Working in the category $\mathcal{T}$ of based spaces,
we give the basic theory of diagram spaces and
diagram spectra. These are functors
$\mathcal{D}\longrightarrow \mathcal{T}$ for a
suitable small topological category $\mathcal{D}$.
When $\mathcal{D}$ is symmetric monoidal, there is
a smash product that gives the category of
$\mathcal{D}$-spaces a symmetric monoidal structure.
Examples include
\begin{enumerate}
\item[] prespectra, as defined classically,
\item[] symmetric spectra, as defined by Jeff Smith,
\item[] orthogonal spectra, a coordinate-free analogue
of symmetric spectra with symmetric groups replaced by
orthogonal groups in the domain category,
\item[] $\Gamma$-spaces, as defined by Graeme Segal,
\item[] $\mathcal{W}$-spaces, an analogue of
$\Gamma$-spaces with finite sets replaced by
finite CW complexes in the domain category.
\end{enumerate}
We construct and compare model structures on these
categories. With the caveat that $\Gamma$-spaces are
always connective, these categories, and their
simplicial analogues, are Quillen equivalent and their
associated homotopy categories are equivalent to the
classical stable homotopy category.
Monoids in these categories are (strict) ring spectra.
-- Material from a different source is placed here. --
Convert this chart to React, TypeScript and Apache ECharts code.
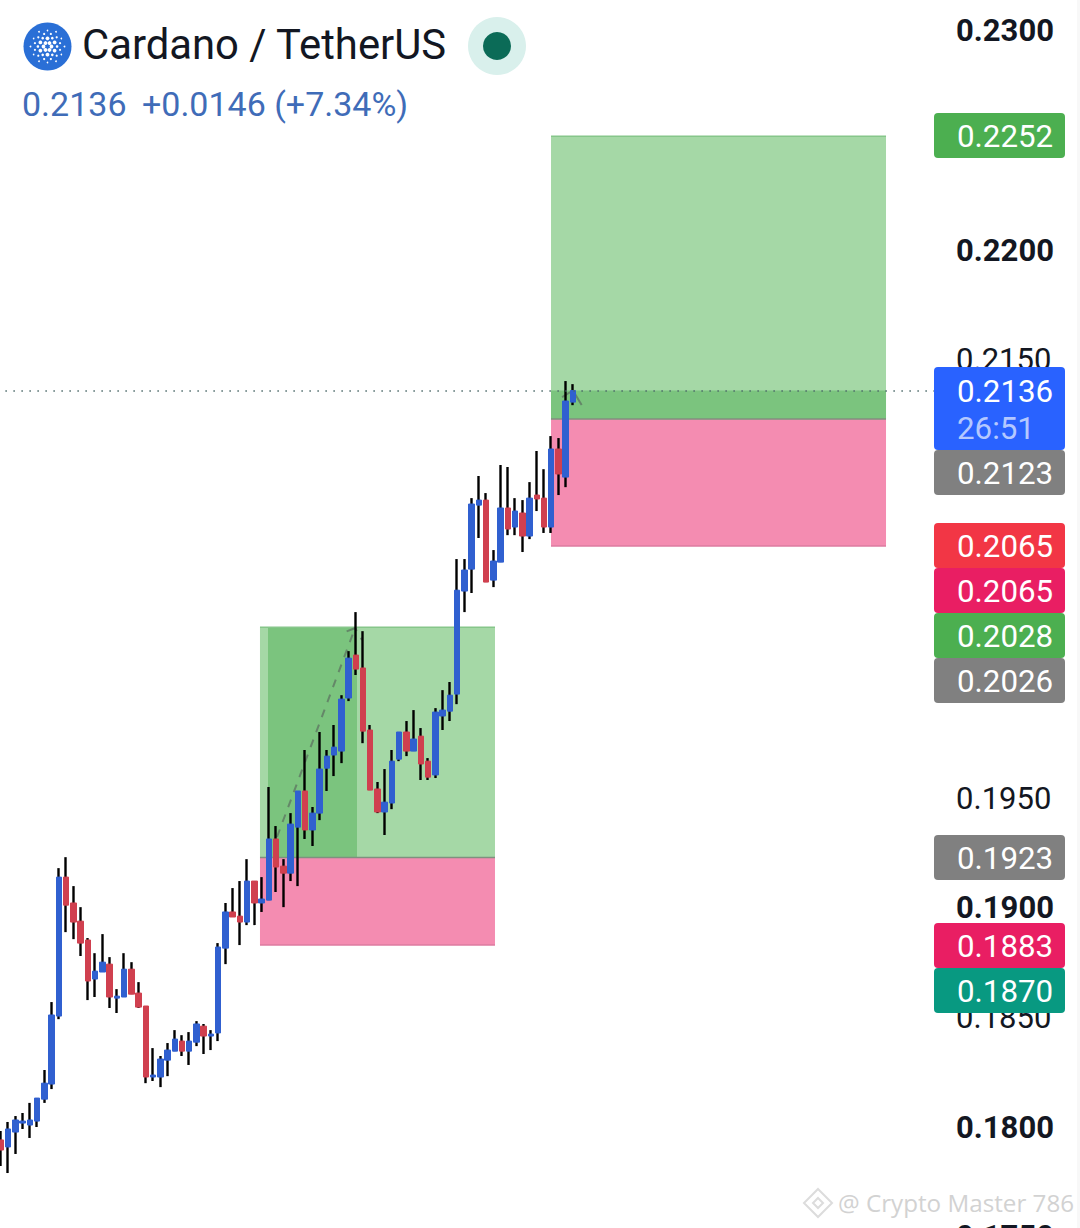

Often the subcategories of ring spectra, module spectra
over a ring spectrum, and commutative ring spectra are
also model categories. When this holds, the respective
categories of ring and module spectra are Quillen
equivalent and thus have equivalent homotopy categories.
This allows interchangeable use of these categories
in applications.
2000 Mathematics Subject Classification:
primary 55P42; secondary 18A25, 18E30, 55U35.